Ello me lleva al concepto de interpasividad: la confianza de que el orden se autorregula. Slavoj Žižek en El sublime objeto de la ideología pone el ejemplo de las risas enlatadas en las sitcoms: “El Gran Otro –encarnado en el aparato de televisión– nos libera incluso del deber de reír: él ríe en lugar de nosotros. Así que, incluso si, cansados del estúpido trabajo de todo el día, no hicimos nada en toda la noche más que mirar adormecidos la pantalla del televisor, podemos decir después que, objetivamente, a través del medio del Otro, lo pasamos realmente bien”. Vamos al concierto o a la Rompida de Hora de Calanda y los pasamos grabando vídeos que nunca veremos, en lugar de atravesar la unicidad de la experiencia in situ. Es un alivio ante un mundo complejo e inabarcable, en el que a veces no sentimos lo que se supone que debemos sentir, o no podemos hacer lo que se supone que debemos hacer. Žižek lo compara con el coro de las tragedias griegas, en el que un grupo de actores enmascarados expresaban las emociones de cada punto de la obra, para los despistados. Cita a Jacques Lacan: “Tus emociones son asumidas por el orden saludable que se muestra en el escenario. El coro se ocupa de ellas”.

Si atendemos a esta idea, si podemos no reírnos en la sitcom porque ya se ríe ella por nosotros, las películas antisistema de Hollywood nos permiten llevar nuestra vida porque ya se ocupan ellas de las injusticias. La civilización de consumo es un sistema irónico: no hace falta creer en él, ni siquiera conocer cómo opera, para integrase. Ese es el secreto de su éxito.
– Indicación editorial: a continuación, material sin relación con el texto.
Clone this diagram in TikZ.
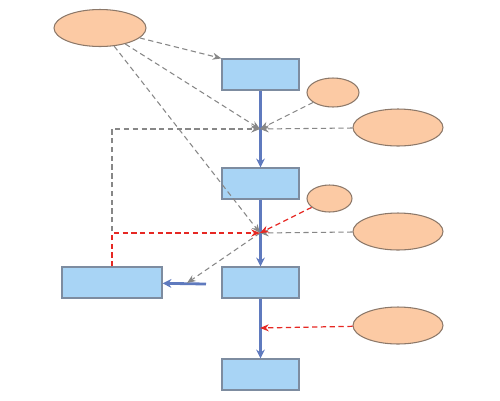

En el tratado definitivo sobre la ironía, Experiencia irónica y civilización (2024), el filósofo ultrarracional Ismael Crespo Amine expone esta contradicción:

¿A quién queremos engañar? A la ama de casa que además trabaja o al abuelo que saca el perro y apenas se apaña con los cajeros digitales no podemos pedirles salvaguardar los valores fundamentales de la democracia. Para empezar, no podemos exigir esto a una ciudadanía que vive inmersa en imperativos categóricos tales como comer cinco piezas de fruta, hacer ejercicio por lo menos una hora al día, dormir ocho y pagar el alquiler, la luz, el agua, el gas, internet, los libros del hijo y las gafas que se han roto.

La gente no es que sea estúpida –aunque haberlos, haylos–, es que no puede más. En esta realidad donde las exigencias diarias consumen la mayor parte de la energía y atención de los ciudadanos, es comprensible que la participación en la vida política quede relegada a un segundo plano. Por tanto, aunque la idea de que los ciudadanos deberían ser participantes activos en la vida política puede resultar poco realista, esta presunción es, de iure, sostén de todo nuestro sistema. Esto no es ya irónico, sino directamente cómico.

Las películas antisistema de Hollywood son el mecanismo de interpasividad que autorregula la expectativa de vida política de los ciudadanos. A través de ellas participamos de la lucha por un mundo mejor, de modo que podemos seguir insertados en él despreocupadamente. Pero no hacía falta justificarse con Lacan o hacer circunloquios raros: la respuesta ha estado siempre delante de mis narices. Es la que da el propio Killian (Ramón García) a Schwarzenegger:

“Por Dios, ¿no lo entiendes? A la gente le encanta la televisión. Crían a sus hijos con ella. Les encantan los concursos, la WWF, los deportes y la violencia. ¡Solo les damos lo que quieren!”

Y así se mantiene el orden moral, que es lo único que realmente importa.